Guess I'll just have to stick with the Statesman and blogs/twitter for my news.

Anonymous said...

Ratings anyone? What is the 4 p.m. show doing on KEYE? Have the other stations seen a bump in the morning or at 5 now that KEYE no longer has news at those times? And how was the debut of the new 9 p.m. news on KNVA?

NewsMcNabb said...

I wish the "Anonymous" with all the financial information on LIN would also post to comments at where I post most of my stories including this one.
It's a totally different audience. It would be quite useful.

Anonymous said...


Feel free to pass on the info, with the source being an anonymous who reads your blog.

NewsMcNabb said...

It's a journalism thing, "Anonymous". I can't and won't use information that I cannot corroborate. The information you quote, I cannot confirm. I'm pretty sure it is true, but I cannot and will not use it.
You are free to write it, however. That's why I referred you to, a totally different audience. This information is a window to what's going on. Viewers/users/consumers don't see these figures. They assume that when they punch up KXAN/KNVA/KBVO, the desired programming will be there. There is a lot going on behind the screen.

Anonymous said...

Yet another reason why LIN TV needs to ramp up earnings.
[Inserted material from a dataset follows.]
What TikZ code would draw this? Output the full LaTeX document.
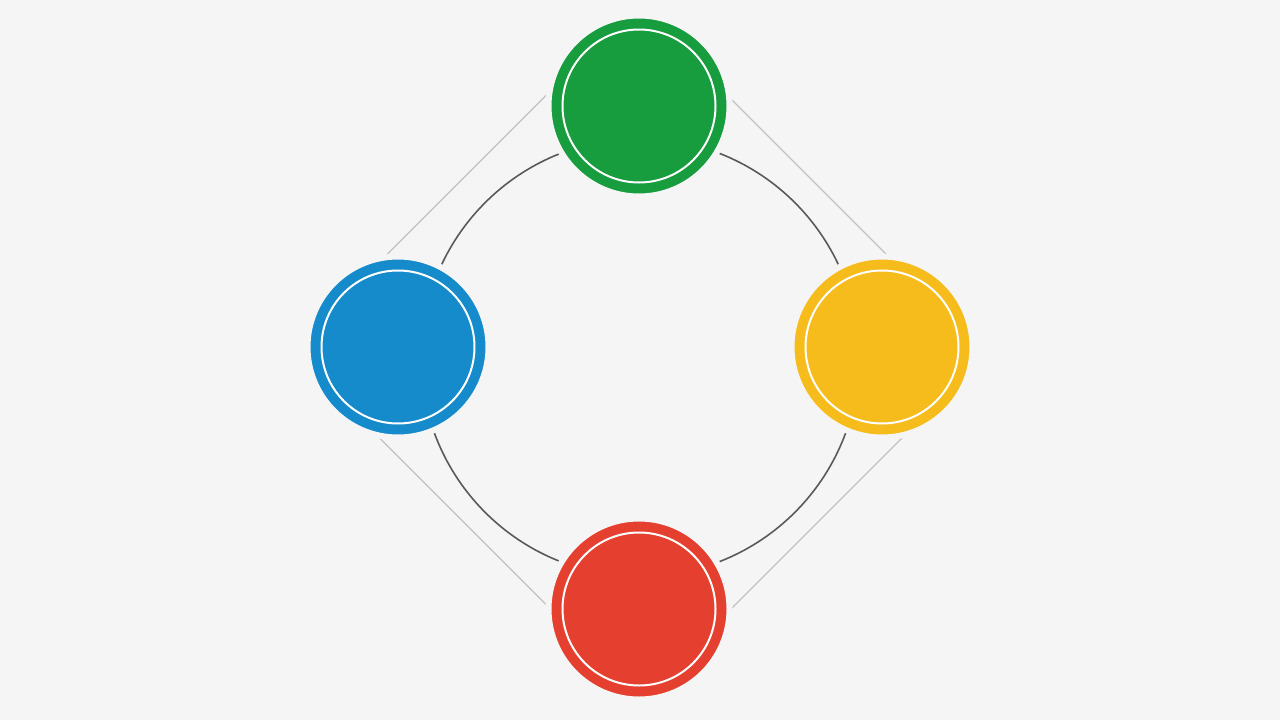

In 2008, 54 Broadcasting, which listed KEYE-TV news anchor Ron Oliveira as one of its owners, sued LIN TV over disposition of 54’s equity interests in 54, operator of KNVA-TV.

In an agreement, LIN had the option to acquire the shares of 54 Broadcasting for $500,000. In 2007, LIN assigned its option rights to Vaughan Media. Vaughan, in turn, sought to exercise the option.
54 sued, alleging that the option could not be assigned by LIN.

To resolve this legal skirmish, LIN agreed to pay $6 million to 54, but the purchase price for KNVA remained the same $500,000. LIN is paying the $6 million in monthly installments.

Vaughan now owns nearly 100 percent interest in KNVA. LIN maintains a minority interest in KNVA.

Now back to the $6 million. That is yet another obligation LIN must fulfill in this tough economy.